# Possible World Record



## sehguhll (Sep 12, 2008)

Just doing my lunchtime perusing of newspaper websites and found this interesting fish story. :fishing:




http://www.newsobserver.com/802/story/1329445.html


----------



## RuddeDogg (Mar 20, 2004)

Good for her if it's a record. Great catch.


----------



## PEEWEE (Jan 6, 2008)

Thats a FReak black drummie there....


----------



## inshoreangler95 (Jun 15, 2008)

Awesome fish, i hope its a record, sure is a great fish! Gratz to the angler!


----------



## Fireline20 (Oct 2, 2007)

Un Freaking Real,,,,,I mean wow,,, that fish is bigger than the lady,,,60-75 year old fish according to the story and caught at Topsail Beach, NC.

Wow


----------



## bctom (May 25, 2007)

and caught on a 2/0 hook. the lady can fish with me anytime.


----------



## stealneal (Jan 9, 2008)

this gets me to thinking...when out shark fishing and we hook into what we think is a big ol' skate and the line snap's, might not be a skate at all!?! That is a solid catch by all means


----------



## NateM (Jan 9, 2008)

60-75 years old is freaking unbelievable. Big props for the release.


----------



## Reelturner (Dec 24, 2003)

*I truly commend her on....*

releasing the fish!!

I have never caught many black drum and none being large but have been told that the larger ones....10# greater usually have parasites in their flesh.

Reelturner


----------



## Drumdum (Jan 6, 2003)

Reelturner said:


> releasing the fish!!
> 
> I have never caught many black drum and none being large but have been told that the larger ones....10# greater usually have parasites in their flesh.
> 
> Reelturner


 I know this is going to be an unpopular possition,but to be honest she probably should have kept it... First it is a legal fish,second according to Jeff Ross (who did the intensive study on red drum said the much older drum don't produce as well as the younger ones do).. As far as the worms,I have eaten a couple of big black drum from the Eastern Shore back in the day,and they were good done up Hatteras style... Also in all likelyhood the fish didn't survive the shock of that cold water it had gotten stuck in along with the stress of a long fight.. Even though they got it to go out to the deep,good possibility it perished.. Lastly,I feel the girl would have enjoyed the recognition of having a state or world record,now she will never know....... jmho (don't kill the mesenger,who's just thinking from a different standpoint)


----------



## Jesse Lockowitz (Feb 13, 2006)

Drumdum said:


> I know this is going to be an unpopular possition,but to be honest she probably should have kept it... First it is a legal fish,second according to Jeff Ross (who did the intensive study on red drum said the much older drum don't produce as well as the younger ones do).. As far as the worms,I have eaten a couple of big black drum from the Eastern Shore back in the day,and they were good done up Hatteras style... Also in all likelyhood the fish didn't survive the shock of that cold water it had gotten stuck in along with the stress of a long fight.. Even though they got it to go out to the deep,good possibility it perished.. Lastly,I feel the girl would have enjoyed the recognition of having a state or world record,now she will never know....... jmho (don't kill the mesenger,who's just thinking from a different standpoint)
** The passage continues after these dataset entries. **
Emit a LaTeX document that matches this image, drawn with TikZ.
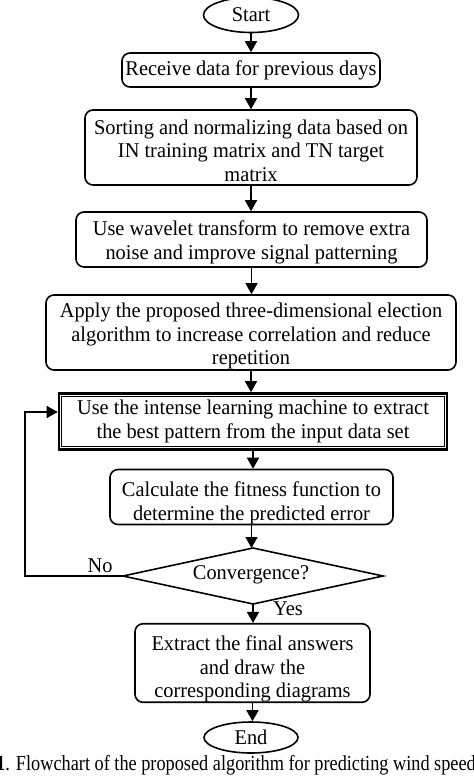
\documentclass[tikz,border=0pt]{standalone}
\usepackage{fontspec}
\setmainfont{Liberation Serif}[FakeStretch=0.97]
\usetikzlibrary{shapes.geometric,arrows.meta,calc}
\begin{document}
\begin{tikzpicture}[x=1pt,y=-1pt,
  every node/.style={font=\fontsize{21}{23.5}\selectfont},
  box/.style={draw, line width=1.6pt, rounded corners=8pt, align=center, inner sep=0pt},
  term/.style={draw, line width=1.6pt, ellipse, inner sep=0pt},
  arr/.style={line width=1.6pt, -{Triangle[width=12pt,length=11pt]}},
  lbl/.style={inner sep=0pt}]
\useasboundingbox (0,0) rectangle (474,777);
\fill[white] (0,0) rectangle (474,777);

\node[term, minimum width=95, minimum height=35] (start) at (251,15) {Start};
\node[box, minimum width=258, minimum height=34] (b1) at (251,70) {Receive data for previous days};
\node[box, minimum width=332, minimum height=75] (b2) at (251,147.5) {\rule{0pt}{21pt}Sorting and normalizing data based on\\IN training matrix and TN target\\matrix};
\node[box, minimum width=351, minimum height=55] (b3) at (251.5,239.5) {\rule{0pt}{21pt}Use wavelet transform to remove extra\\noise and improve signal patterning};
\node[box, minimum width=410, minimum height=75] (b4) at (251,332.5) {\rule{0pt}{22pt}Apply the proposed three-dimensional election\\algorithm to increase correlation and reduce\\repetition};
\node[draw, line width=2.6pt, align=center, inner sep=0pt, minimum width=388, minimum height=56] (b5) at (253,421.5) {Use the intense learning machine to extract\\the best pattern from the input data set};
\draw[line width=0.9pt] ($(b5.north west)+(4,4)$) rectangle ($(b5.south east)+(-4,-4)$);
\node[box, minimum width=283, minimum height=50] (b6) at (251.5,497) {\rule{0pt}{27pt}Calculate the fitness function to\\determine the predicted error};

% decision diamond
\coordinate (dN) at (253,548);
\coordinate (dS) at (253,604);
\coordinate (dW) at (123,576);
\coordinate (dE) at (383,576);
\draw[line width=1.6pt, line join=miter] (dN) -- (dE) -- (dS) -- (dW) -- cycle;
\node[lbl] (dia) at (251,575) {Convergence?};

\node[box, minimum width=235, minimum height=76] (b7) at (252.5,663) {\rule{0pt}{27pt}Extract the final answers\\and draw the\\corresponding diagrams};
\node[term, minimum width=94, minimum height=31] (end) at (251,737.5) {End};

\draw[arr] (start.south) -- (start.south |- b1.north);
\draw[arr] (b1.south) -- (b1.south |- b2.north);
\draw[arr] (b2.south) -- (b2.south |- b3.north);
\draw[arr] (b3.south) -- (b3.south |- b4.north);
\draw[arr] (b4.south) -- (b4.south |- b5.north);
\draw[arr] (b5.south) -- (b5.south |- b6.north);
\draw[arr] (b6.south) -- (b6.south |- dN);
\draw[arr] (dS) -- (dS |- b7.north);
\draw[arr] (b7.south) -- (b7.south |- end.north);

\coordinate (c1) at (25,576);
\coordinate (c2) at (25,412);
\draw[arr] (dW) -- (c1) -- (c2) -- (b5.west |- c2);

\node[lbl] (no) at (100,566) {No};
\node[lbl] (yes) at (288,609) {Yes};

\node[lbl, anchor=base west, font=\fontsize{21.5}{23.5}\addfontfeatures{FakeStretch=0.85}\selectfont] (cap) at (-4,770) {\textbf{1}. Flowchart of the proposed algorithm for predicting wind speed};
\end{tikzpicture}
\end{document}
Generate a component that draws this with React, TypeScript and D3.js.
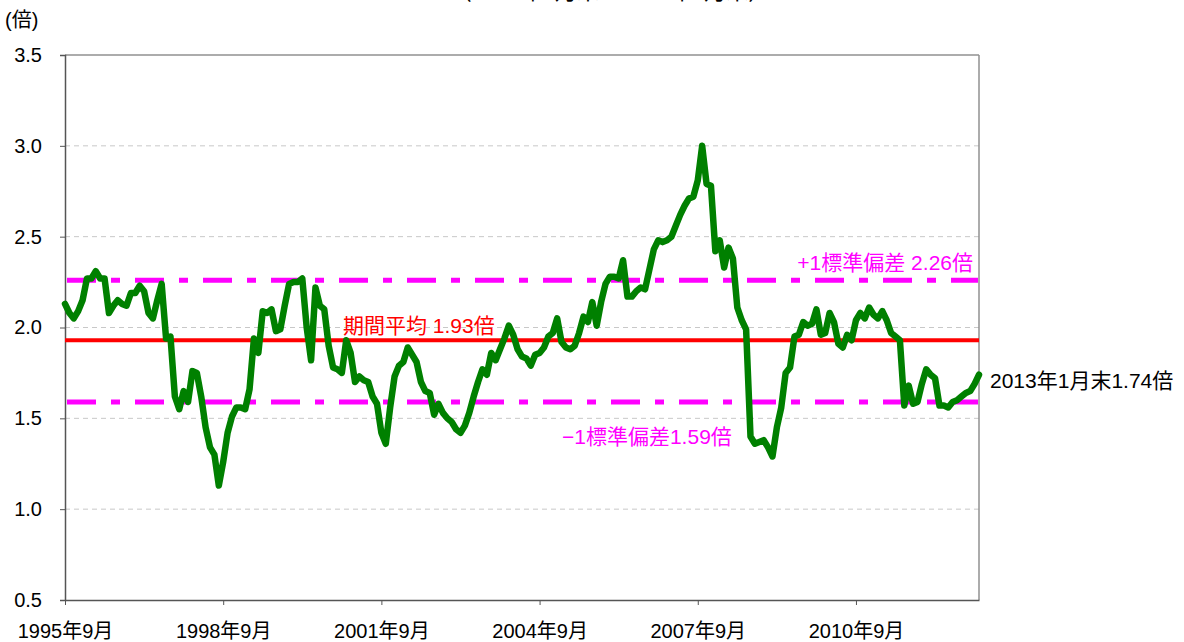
import React, { useEffect, useRef } from "react";
import * as d3 from "d3";

const startYear = 1995;
const startMonth = 9;
const values: number[] = [
  2.13, 2.08, 2.05, 2.09, 2.15, 2.27, 2.27, 2.31, 2.27, 2.27,
  2.08, 2.12, 2.15, 2.13, 2.12, 2.19, 2.19, 2.23, 2.20, 2.08,
  2.05, 2.15, 2.24, 1.94, 1.95, 1.62, 1.55, 1.65, 1.59, 1.76,
  1.75, 1.62, 1.45, 1.34, 1.30, 1.13, 1.26, 1.42, 1.51, 1.56,
  1.56, 1.55, 1.66, 1.94, 1.86, 2.09, 2.08, 2.10, 1.98, 1.99,
  2.12, 2.24, 2.25, 2.25, 2.27, 2.00, 1.82, 2.22, 2.12, 2.10,
  1.90, 1.78, 1.77, 1.75, 1.93, 1.86, 1.70, 1.73, 1.71, 1.70,
  1.62, 1.58, 1.42, 1.36, 1.56, 1.73, 1.79, 1.81, 1.89, 1.85,
  1.81, 1.70, 1.65, 1.64, 1.52, 1.58, 1.53, 1.50, 1.48, 1.44,
  1.42, 1.46, 1.53, 1.62, 1.70, 1.77, 1.74, 1.86, 1.82, 1.88,
  1.94, 2.01, 1.96, 1.88, 1.84, 1.83, 1.79, 1.85, 1.86, 1.89,
  1.95, 1.97, 2.05, 1.92, 1.89, 1.88, 1.90, 1.97, 2.06, 2.03,
  2.14, 2.01, 2.14, 2.24, 2.28, 2.28, 2.27, 2.37, 2.17, 2.17,
  2.20, 2.22, 2.21, 2.32, 2.43, 2.48, 2.47, 2.48, 2.50, 2.56,
  2.62, 2.67, 2.71, 2.72, 2.81, 3.00, 2.79, 2.78, 2.42, 2.48,
  2.33, 2.44, 2.38, 2.11, 2.04, 1.99, 1.40, 1.36, 1.37, 1.38,
  1.34, 1.29, 1.45, 1.56, 1.75, 1.78, 1.95, 1.96, 2.03, 2.01,
  2.02, 2.10, 1.96, 1.97, 2.08, 2.03, 1.91, 1.89, 1.96, 1.93,
  2.04, 2.08, 2.05, 2.11, 2.07, 2.05, 2.09, 2.04, 1.97, 1.95,
  1.93, 1.57, 1.68, 1.58, 1.59, 1.69, 1.77, 1.74, 1.72, 1.57,
  1.57, 1.56, 1.59, 1.60, 1.62, 1.64, 1.65, 1.69, 1.74,
];
const yTicks = [0.5, 1.0, 1.5, 2.0, 2.5, 3.0, 3.5];
const xTickIndex = [0, 36, 72, 108, 144, 180];
const xTickLabels = ["1995年9月", "1998年9月", "2001年9月", "2004年9月", "2007年9月", "2010年9月"];
const meanValue = 1.93;
const plusSd = 2.26;
const minusSd = 1.59;
const meanLabel = "期間平均 1.93倍";
const plusLabel = "+1標準偏差 2.26倍";
const minusLabel = "−1標準偏差1.59倍";
const endLabel = "2013年1月末1.74倍";
const unitLabel = "(倍)";
const titleText = "（1995年9月末～2013年1月末）";

const W = 1184;
const H = 642;
const FONT = "'Liberation Sans', Arial, 'Noto Sans CJK JP', sans-serif";

export default function App() {
  const ref = useRef<SVGSVGElement>(null);
  useEffect(() => {
    const svg = d3.select(ref.current);
    svg.selectAll("*").remove();
    const left = 65, right = 979, top = 55, bottom = 600;
    const x = d3.scaleLinear().domain([0, values.length - 1]).range([left, right]);
    const y = d3.scaleLinear().domain([0.5, 3.5]).range([bottom, top]);

    svg.append("rect").attr("width", W).attr("height", H).attr("fill", "#fff");

    // title (mostly above the visible area, as in the reference)
    svg.append("text").attr("x", 610).attr("y", -1).attr("text-anchor", "middle")
      .attr("font-family", FONT).attr("font-size", 22).attr("fill", "#000").text(titleText);

    // gridlines
    svg.append("g").selectAll("line").data(yTicks.filter(t => t > 0.5 && t < 3.5)).join("line")
      .attr("x1", left).attr("x2", right).attr("y1", d => y(d)).attr("y2", d => y(d))
      .attr("stroke", "#c8c8c8").attr("stroke-width", 1).attr("stroke-dasharray", "5,4");

    // frame
    svg.append("line").attr("x1", left).attr("x2", right).attr("y1", top).attr("y2", top)
      .attr("stroke", "#909090").attr("stroke-width", 1.5);
    svg.append("line").attr("x1", right).attr("x2", right).attr("y1", top).attr("y2", bottom)
      .attr("stroke", "#909090").attr("stroke-width", 1.5);

    // y axis
    const ya = svg.append("g").attr("transform", `translate(${left},0)`)
      .call(d3.axisLeft(y).tickValues(yTicks).tickFormat(d3.format(".1f")).tickSize(5));
    ya.select(".domain").attr("stroke", "#555").attr("stroke-width", 1.5);
    ya.selectAll(".tick line").attr("stroke", "#555");
    ya.selectAll("text").attr("font-family", FONT).attr("font-size", 20).attr("fill", "#000")
      .attr("x", -23);

    // x axis
    const xa = svg.append("g").attr("transform", `translate(0,${bottom})`)
      .call(d3.axisBottom(x).tickValues(xTickIndex).tickFormat((d, i) => xTickLabels[i]).tickSize(5).tickSizeOuter(0));
    xa.select(".domain").attr("stroke", "#555").attr("stroke-width", 1.5);
    xa.selectAll(".tick line").attr("stroke", "#555");
    xa.selectAll("text").attr("font-family", FONT).attr("font-size", 20).attr("fill", "#000")
      .attr("y", 24);

    // reference lines
    svg.append("line").attr("x1", left).attr("x2", right).attr("y1", y(meanValue)).attr("y2", y(meanValue))
      .attr("stroke", "#ff0000").attr("stroke-width", 4);
    [plusSd, minusSd].forEach(v => {
      svg.append("line").attr("x1", left + 2).attr("x2", right - 1).attr("y1", y(v)).attr("y2", y(v))
        .attr("stroke", "#ff00ff").attr("stroke-width", 5).attr("stroke-dasharray", "29,15,9,15");
    });

    // main line
    const line = d3.line<number>().x((d, i) => x(i)).y(d => y(d)).curve(d3.curveLinear);
    svg.append("path").datum(values).attr("d", line).attr("fill", "none")
      .attr("stroke", "#008000").attr("stroke-width", 6.5).attr("stroke-linejoin", "round").attr("stroke-linecap", "round");

    // labels
    svg.append("text").attr("x", 343).attr("y", y(meanValue) - 7).attr("font-family", FONT)
      .attr("font-size", 21).attr("fill", "#ff0000").text(meanLabel);
    svg.append("text").attr("x", 973).attr("y", y(plusSd) - 10).attr("text-anchor", "end").attr("font-family", FONT)
      .attr("font-size", 21).attr("fill", "#ff00ff").text(plusLabel);
    svg.append("text").attr("x", 562).attr("y", y(minusSd) + 42).attr("font-family", FONT)
      .attr("font-size", 21).attr("fill", "#ff00ff").text(minusLabel);
    svg.append("text").attr("x", 990).attr("y", y(values[values.length - 1]) + 13).attr("font-family", FONT)
      .attr("font-size", 21).attr("fill", "#000").text(endLabel);
    svg.append("text").attr("x", 5).attr("y", 27).attr("font-family", FONT)
      .attr("font-size", 20).attr("fill", "#000").text(unitLabel);
  }, []);
  return (
    <svg ref={ref} width={W} height={H} style={{ position: "absolute", left: 0, top: 0 }} />
  );
}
yeah i had a couple friend chunks of big black drum in a sammich one time, and it was awesome.


Nice fish, really nice fish.





Jesse


----------



## Reelturner (Dec 24, 2003)

*Dd*



For sure she would have been enlightened to the possible world record fish.

Thanks,:fishing:

RT


----------



## OBX_Nomad (Mar 8, 2005)

DD, another way to look at it is if she had kept it, it would have died for sure. Releasing it at least gave it a chance. The downside is not knowing if it was a record. Still she should be proud.


----------



## Cdog (Mar 18, 2002)

I dunno, I woulda prolly took it for the chance at a record. If nothing else thats a lot of good eating. Need a hoe to clean it though...


----------



## SEABEAR (Mar 9, 2004)

*Hey Clay*

you got plenty of them dont ya!!!!!!!!!


----------



## Ryan Y (Dec 1, 2005)

*Worms*

You would have to eat around the worms....


----------



## JFord56 (Feb 5, 2008)

A hog of a fish either way. Just the photo will be priceless. Good for her.:fishing:

Personally I would have kept it!:beer:


----------